Cordros Capital Group analysts observed that disinflation and improved macroeconomic stability, evidenced by better oil production, a relatively stable currency, and improved financial conditions could stimulate stronger economic activity.
“Food inflation is expected to ease in July due to increased supply of seasonal farm produce like green maize, groundnuts, pumpkins, and vegetables from the early green harvest, which will relieve price pressures on domestically produced food, particularly in southern and middle-belt regions,” they said.
“Nonetheless, ongoing insecurity in northern food-producing areas continues to disrupt farming and transport, tightening the overall food supply. Imported food inflation may also slow down, supported by naira stability. Reduced exchange rate volatility should lower import costs for processed and packaged foods, helping to contain price increases in that segment,” Cordros added.
Arthur Steven Asset Management analysts suggested that prices could continue to fall due to lower energy costs and forex market stability.
HighCap Securities emphasised that reduced currency volatility, better food supply, and lower logistics costs create an ideal environment for continued inflation decline.

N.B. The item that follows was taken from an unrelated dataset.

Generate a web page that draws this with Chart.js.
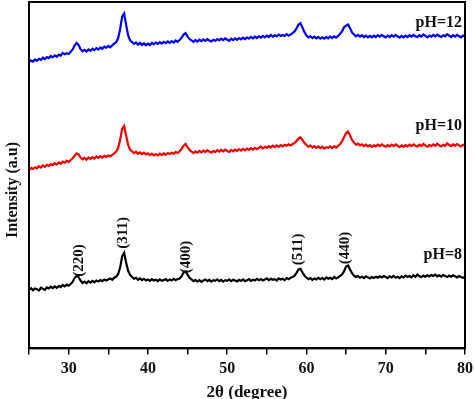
<!DOCTYPE html>
<html>
<head>
<meta charset="utf-8">
<script src="https://cdn.jsdelivr.net/npm/chart.js@4.4.0/dist/chart.umd.min.js"></script>
<style>
  html, body { margin: 0; padding: 0; background: #fff; }
  #wrap { width: 474px; height: 399px; position: relative; }
</style>
</head>
<body>
<div id="wrap"><canvas id="c" width="474" height="399"></canvas></div>
<script>
// ---- Data ----
const scanStart = 25;      // 2θ of first sample
const scanStep = 0.25;     // 2θ step
const xTicks = [30, 40, 50, 60, 70, 80];

const seriesNames = ['pH=8', 'pH=10', 'pH=12'];

const ph8 = [
  17.0, 17.4, 16.8, 17.3,  17.1, 16.7, 17.5, 17.2,  16.9, 17.6, 17.3, 17.8,  17.4, 17.9, 17.5, 18.0,
  17.7, 18.3, 17.9, 18.4,  18.1, 18.6, 19.2, 20.3,  20.9, 20.6, 19.6, 18.9,  19.3, 18.8, 19.4, 19.0,
  19.5, 19.1, 19.6, 19.3,  19.7, 19.4, 19.9, 19.6,  19.9, 20.2, 19.8, 20.4,  20.7, 21.5, 23.4, 26.6,
  27.6, 24.8, 22.4, 21.2,  20.6, 20.1, 20.4, 19.8,  20.2, 19.7, 20.1, 19.6,  19.9, 19.5, 20.0, 19.6,
  19.8, 19.4, 19.9, 19.5,  19.7, 20.0, 19.5, 19.9,  19.6, 20.1, 19.7, 20.0,  20.2, 20.8, 21.9, 22.2,
  21.3, 20.4, 19.9, 19.4,  19.8, 19.3, 19.7, 19.2,  19.6, 19.9, 19.4, 19.8,  19.3, 19.7, 19.5, 19.9,
  19.4, 19.8, 19.3, 19.7,  19.5, 19.9, 19.4, 19.8,  19.6, 19.3, 19.8, 19.5,  19.9, 19.4, 19.7, 20.0,
  19.5, 19.8, 19.6, 20.1,  19.7, 20.0, 19.6, 19.9,  20.2, 19.7, 20.1, 19.8,  20.0, 19.6, 20.2, 19.9,
  20.1, 19.7, 20.3, 20.0,  20.4, 20.6, 21.0, 21.8,  22.8, 23.0, 21.9, 21.0,  20.4, 20.0, 20.3, 19.8,
  20.2, 19.9, 20.4, 20.0,  20.3, 19.9, 20.5, 20.1,  20.4, 20.0, 20.6, 20.2,  20.5, 20.9, 21.4, 22.3,
  23.6, 23.9, 22.8, 21.7,  21.0, 20.6, 20.9, 20.4,  20.7, 20.3, 20.8, 20.5,  20.2, 20.6, 20.3, 20.7,
  20.4, 20.8, 20.5, 20.9,  20.6, 20.3, 20.8, 20.5,  20.9, 20.4, 20.7, 20.3,  20.8, 20.5, 21.0, 20.6,
  20.9, 20.5, 21.1, 20.7,  21.3, 20.8, 20.6, 21.0,  20.7, 21.1, 20.8, 21.2,  20.9, 21.3, 20.8, 21.1,
  20.7, 21.2, 20.9, 20.6,  21.0, 20.7, 21.1, 20.8,  20.5, 20.9, 20.6, 20.4,  20.6
];

const ph10 = [
  51.6, 52.1, 51.8, 52.3,  52.0, 52.6, 52.2, 52.8,  52.4, 53.0, 52.7, 53.2,  52.9, 53.5, 53.1, 53.7,
  53.3, 53.9, 53.6, 54.2,  53.8, 54.4, 54.9, 55.6,  56.3, 56.0, 55.1, 54.6,  55.0, 54.5, 55.1, 54.7,
  55.2, 54.8, 55.4, 55.0,  55.5, 55.1, 55.6, 55.3,  55.7, 55.4, 55.9, 56.3,  56.8, 57.9, 60.2, 63.4,
  64.2, 61.5, 58.8, 57.3,  56.9, 56.4, 56.8, 56.2,  56.6, 56.1, 56.5, 56.0,  56.3, 55.8, 56.2, 55.7,
  56.1, 55.7, 56.2, 55.8,  56.3, 55.9, 56.4, 56.1,  56.5, 56.2, 56.7, 56.4,  56.9, 57.6, 58.5, 59.0,
  58.1, 57.3, 56.8, 56.4,  56.9, 56.5, 57.0, 56.6,  57.1, 56.7, 57.2, 56.8,  56.5, 57.0, 56.7, 57.2,
  56.8, 57.3, 56.9, 57.4,  57.0, 56.7, 57.3, 56.9,  57.4, 57.0, 57.5, 57.1,  57.6, 57.2, 57.7, 57.3,
  57.8, 57.4, 57.9, 57.5,  57.9, 58.3, 57.7, 58.2,  57.9, 58.4, 58.0, 58.5,  58.1, 58.6, 58.2, 58.7,
  58.3, 58.8, 58.5, 58.9,  58.6, 59.0, 59.3, 59.9,  60.6, 60.9, 60.1, 59.3,  58.7, 58.2, 58.6, 58.0,
  58.4, 57.9, 58.3, 57.8,  58.2, 57.7, 58.1, 57.9,  58.3, 57.8, 58.4, 58.0,  58.5, 59.0, 59.8, 61.0,
  62.1, 62.6, 61.5, 60.2,  59.4, 58.8, 59.1, 58.6,  58.9, 58.4, 58.8, 58.3,  58.7, 58.2, 58.6, 58.3,
  58.8, 58.4, 58.9, 58.5,  58.2, 58.7, 58.3, 58.8,  58.4, 58.9, 58.5, 58.1,  58.6, 58.2, 58.7, 58.3,
  58.8, 58.4, 58.9, 58.5,  58.3, 58.8, 58.4, 59.0,  58.6, 58.2, 58.7, 58.4,  58.9, 58.5, 59.1, 58.6,
  58.3, 58.8, 58.5, 59.2,  58.7, 58.4, 58.9, 58.5,  59.0, 58.6, 58.3, 58.8,  58.5
];

const ph12 = [
  82.6, 83.1, 82.8, 83.4,  83.0, 83.6, 83.3, 83.9,  83.5, 84.1, 83.8, 84.4,  84.0, 84.6, 84.2, 84.8,
  84.5, 85.3, 84.9, 85.2,  85.0, 85.6, 86.3, 87.4,  88.2, 87.6, 86.4, 85.8,  86.2, 85.7, 86.3, 85.9,
  86.5, 86.1, 86.7, 86.3,  86.9, 86.5, 87.1, 86.8,  87.3, 86.9, 87.5, 88.0,  88.4, 89.6, 92.3, 95.8,
  96.7, 93.4, 90.4, 88.9,  88.4, 87.9, 88.3, 87.7,  88.2, 87.6, 88.1, 87.5,  88.0, 87.6, 88.2, 87.8,
  88.3, 87.9, 88.4, 88.0,  88.5, 88.1, 88.6, 88.2,  88.7, 88.3, 88.9, 88.5,  89.0, 89.7, 90.6, 91.0,
  90.1, 89.3, 88.9, 88.5,  89.0, 88.6, 89.1, 88.7,  89.2, 88.8, 89.3, 88.9,  88.6, 89.1, 88.8, 89.3,
  88.9, 89.4, 89.0, 89.5,  89.1, 88.8, 89.4, 89.0,  89.5, 89.1, 89.6, 89.2,  89.7, 89.3, 89.8, 89.4,
  89.9, 89.5, 90.0, 89.6,  90.1, 89.7, 90.2, 89.8,  90.3, 89.9, 90.5, 90.0,  90.4, 90.1, 90.6, 90.2,
  90.5, 90.2, 90.7, 90.3,  90.6, 91.0, 91.5, 92.4,  93.5, 93.9, 92.6, 91.3,  90.3, 89.8, 90.1, 89.6,
  90.0, 89.5, 89.9, 89.4,  89.8, 89.4, 89.9, 89.5,  90.0, 89.6, 90.1, 89.7,  90.2, 90.8, 91.6, 92.7,
  93.2, 93.5, 92.4, 91.2,  90.6, 90.1, 90.5, 90.0,  90.4, 89.9, 90.3, 89.8,  90.2, 89.8, 90.3, 89.9,
  90.4, 90.0, 90.5, 90.1,  89.8, 90.3, 89.9, 90.4,  90.0, 90.5, 90.1, 89.7,  90.2, 89.8, 90.3, 89.9,
  90.4, 90.0, 90.5, 90.1,  89.9, 90.4, 90.0, 90.6,  90.2, 89.8, 90.3, 90.0,  90.5, 90.1, 90.6, 90.2,
  89.9, 90.4, 90.1, 90.7,  90.3, 89.9, 90.4, 90.0,  90.5, 90.1, 89.8, 90.3,  90.0
];

const peakLabels = ['(220)', '(311)', '(400)', '(511)', '(440)'];
const peakAngles = [31.3, 36.9, 44.8, 58.9, 64.9];

// ---- Layout / style (kept separate from data) ----
const peakLabelBase = [20.7, 28.8, 21.7, 24.0, 24.3];   // y-value where each rotated label starts
const seriesLabelY = [255, 126, 23];                    // px, for pH=8, pH=10, pH=12
const colors = ['#000000', '#f00000', '#0000f0'];
const serif = '"Liberation Serif", "Times New Roman", serif';

const twoTheta = ph8.map((_, i) => scanStart + i * scanStep);
const toPoints = arr => arr.map((v, i) => ({ x: twoTheta[i], y: v }));
const allSeries = [ph8, ph10, ph12];

const decor = {
  id: 'decor',
  afterDraw(chart) {
    const { ctx, chartArea: a, scales } = chart;
    ctx.save();
    // frame
    ctx.strokeStyle = '#000';
    ctx.lineWidth = 2;
    ctx.strokeRect(a.left, a.top, a.right - a.left, a.bottom - a.top);
    // series labels
    ctx.fillStyle = '#111';
    ctx.font = 'bold 16px ' + serif;
    ctx.textAlign = 'right';
    ctx.textBaseline = 'middle';
    seriesNames.forEach((n, i) => ctx.fillText(n, 462, seriesLabelY[i]));
    // peak labels (rotated)
    ctx.font = 'bold 15px ' + serif;
    peakLabels.forEach((t, i) => {
      const x = scales.x.getPixelForValue(peakAngles[i]);
      const y = scales.y.getPixelForValue(peakLabelBase[i]);
      ctx.save();
      ctx.translate(x, y);
      ctx.rotate(-Math.PI / 2);
      ctx.textAlign = 'left';
      ctx.textBaseline = 'middle';
      ctx.fillText(t, 0, 0);
      ctx.restore();
    });
    // y title
    ctx.save();
    ctx.font = 'bold 16px ' + serif;
    ctx.translate(13, 190);
    ctx.rotate(-Math.PI / 2);
    ctx.textAlign = 'center';
    ctx.textBaseline = 'middle';
    ctx.fillText('Intensity (a.u)', 0, 0);
    ctx.restore();
    ctx.restore();
  }
};

new Chart(document.getElementById('c'), {
  type: 'line',
  data: {
    datasets: allSeries.map((arr, i) => ({
      label: seriesNames[i],
      data: toPoints(arr),
      borderColor: colors[i],
      borderWidth: 2.2,
      pointRadius: 0,
      tension: 0,
      fill: false
    }))
  },
  options: {
    responsive: false,
    animation: false,
    events: [],
    layout: { padding: { left: 29, right: 9, top: 2, bottom: -2 } },
    plugins: { legend: { display: false }, tooltip: { enabled: false } },
    scales: {
      x: {
        type: 'linear',
        min: 25, max: 80,
        afterFit(s) { s.paddingLeft = 0; s.paddingRight = 0; },
        afterBuildTicks(s) {
          const t = [];
          for (let v = 25; v <= 80; v += 5) t.push({ value: v });
          s.ticks = t;
        },
        ticks: {
          autoSkip: false,
          maxRotation: 0,
          padding: 8,
          color: '#111',
          font: { family: serif, size: 16, weight: 'bold', lineHeight: 0.85 },
          callback: v => (xTicks.includes(v) ? String(v) : '')
        },
        grid: { drawOnChartArea: false, drawTicks: true, tickLength: 6, color: '#000', lineWidth: 1.5 },
        border: { display: true, color: '#000', width: 2 },
        title: {
          display: true,
          text: '2θ (degree)',
          color: '#111',
          font: { family: serif, size: 17, weight: 'bold', lineHeight: 1.0 },
          padding: { top: 0, bottom: 0 }
        }
      },
      y: {
        display: false,
        min: 0, max: 100
      }
    }
  },
  plugins: [decor]
});
</script>
</body>
</html>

The recent improvement in the exchange rate is expected to reduce import costs. The naira appreciated notably last week, strengthening from N1,580 to N1,530 per dollar in the parallel market, a gain of about 3.3 percent. It exchanged at N1,536 per dollar in official markets, creating a N6 per dollar gap between the two.
Import costs in Nigeria include various taxes and charges, mainly import duties, VAT, and other levies, which are calculated based on the CIF value (Cost, Insurance, and Freight) of goods. This value includes the cost of goods, insurance, and shipping before any import duties or internal trade and transport margins.
Exchange rate fluctuations significantly impact import costs, as duties and charges are often calculated using the prevailing exchange rate.
According to the United Nations COMTRADE database, Nigeria’s total imports in 2024 were valued at $40.97 billion, with main partners being China, Belgium, and India.
New data from the NBS shows that Nigeria imported food and beverages worth N1.67 trillion ($1 billion) in the first quarter of 2025 (January–March), a 5 percent increase from N1.59 trillion in the same period in 2024.
Cordros Securities analysts said the naira appreciation cushioned the impact of rising imported fuel prices caused by tensions in the Middle East.
“We expect FX liquidity to stay robust, supported by reduced global pressures and stronger market confidence, which continues to attract foreign portfolio investor inflows. Additionally, a stronger net FX reserve position enhances the CBN’s ability to intervene when necessary. Barring unexpected shocks, we anticipate the naira will remain stable in the near term,” they said.